Posted: January 7th, 2009 | Author: | Filed under: Mexico | Tags: , , , | 5 Comments »

5 Comments on “Day One”

  1. 1 Jeannine said at 6:51 am on January 10th, 2009:

    Hang in there! You’ve already done the hardest part already. Just remember to appreciate each new day as an adventure. Before you know it, the journey will be over and you’ll have an amazing chapter to add to the story of your lives. Miss you.

  2. 2 Robyn said at 9:41 pm on January 10th, 2009:

    Enjoy and learn my dear! and come back fluent in spanish so you can teach me!!! hehe..

    love and miss you guys!

  3. 3 Raj said at 5:33 am on January 14th, 2009:

    Hey Jeff n folks,

    When you guys ariving in Nepal? Call me on 00001111 ( sorry guys my flights got cancelled…bummer… ..still in SF).

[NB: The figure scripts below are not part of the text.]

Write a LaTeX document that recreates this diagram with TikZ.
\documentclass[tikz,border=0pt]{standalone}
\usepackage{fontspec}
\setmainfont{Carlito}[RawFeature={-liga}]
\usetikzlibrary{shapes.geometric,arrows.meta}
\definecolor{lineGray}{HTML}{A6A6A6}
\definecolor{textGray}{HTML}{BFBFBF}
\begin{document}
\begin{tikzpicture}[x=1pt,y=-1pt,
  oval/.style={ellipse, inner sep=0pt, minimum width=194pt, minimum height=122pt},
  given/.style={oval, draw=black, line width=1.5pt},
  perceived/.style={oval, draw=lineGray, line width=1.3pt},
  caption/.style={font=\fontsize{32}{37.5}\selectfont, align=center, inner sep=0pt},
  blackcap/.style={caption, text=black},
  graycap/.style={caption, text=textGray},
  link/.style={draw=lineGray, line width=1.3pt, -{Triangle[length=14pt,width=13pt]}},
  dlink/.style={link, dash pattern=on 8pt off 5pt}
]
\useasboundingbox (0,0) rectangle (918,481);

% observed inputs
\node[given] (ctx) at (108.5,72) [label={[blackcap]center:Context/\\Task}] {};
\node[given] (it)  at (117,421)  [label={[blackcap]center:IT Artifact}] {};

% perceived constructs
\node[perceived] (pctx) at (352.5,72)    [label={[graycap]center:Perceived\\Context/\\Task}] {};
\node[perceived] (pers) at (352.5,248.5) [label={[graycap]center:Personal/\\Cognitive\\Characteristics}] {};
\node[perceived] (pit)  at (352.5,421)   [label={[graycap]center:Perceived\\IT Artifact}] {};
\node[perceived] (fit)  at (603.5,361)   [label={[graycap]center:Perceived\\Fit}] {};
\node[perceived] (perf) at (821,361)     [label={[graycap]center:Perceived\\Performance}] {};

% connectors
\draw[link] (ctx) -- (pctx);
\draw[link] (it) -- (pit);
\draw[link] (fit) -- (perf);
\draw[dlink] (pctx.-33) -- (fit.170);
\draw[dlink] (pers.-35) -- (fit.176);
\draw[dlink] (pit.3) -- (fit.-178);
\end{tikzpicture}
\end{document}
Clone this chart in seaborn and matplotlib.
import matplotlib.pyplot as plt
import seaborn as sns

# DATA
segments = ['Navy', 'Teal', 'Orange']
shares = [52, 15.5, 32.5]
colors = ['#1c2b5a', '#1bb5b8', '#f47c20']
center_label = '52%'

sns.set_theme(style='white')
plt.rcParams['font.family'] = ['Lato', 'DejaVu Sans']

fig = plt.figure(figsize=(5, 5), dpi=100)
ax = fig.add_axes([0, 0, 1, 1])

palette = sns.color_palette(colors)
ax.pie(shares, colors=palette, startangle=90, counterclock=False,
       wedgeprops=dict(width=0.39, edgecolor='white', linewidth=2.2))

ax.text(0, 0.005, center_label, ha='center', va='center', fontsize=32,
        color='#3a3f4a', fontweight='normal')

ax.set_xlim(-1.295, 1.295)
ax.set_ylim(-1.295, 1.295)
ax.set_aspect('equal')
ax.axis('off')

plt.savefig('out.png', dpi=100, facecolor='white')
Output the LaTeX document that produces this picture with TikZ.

    Glad to know that you guys r travelling. That’s awesome guys!! It’s a great way of exploring life, coulture and many more. Keep going….the woods are lovely drak and deep……..
    raj

  4. 4 Jon Low said at 9:41 am on January 14th, 2009:

    Are you kidding me. It will not be over before you know it. over 350 days left. Hang on tight it going to be a rough one full of adventure!!! lol Time to sleep at the fire house. BTW men should not date men because they can get beat up and stabbed just ask the last guys we picked up.

  5. 5 Erika said at 10:44 pm on January 16th, 2009:

    as we get older, we quickly learn that life is not a destination. but for the journeys we traverse, we’d have no measurement of success. what you’re doing is beyond admirable, worthy of the jealousy i feel everyday i wonder where you and jeff are and what you guys are doing. you’re awesome and i love you!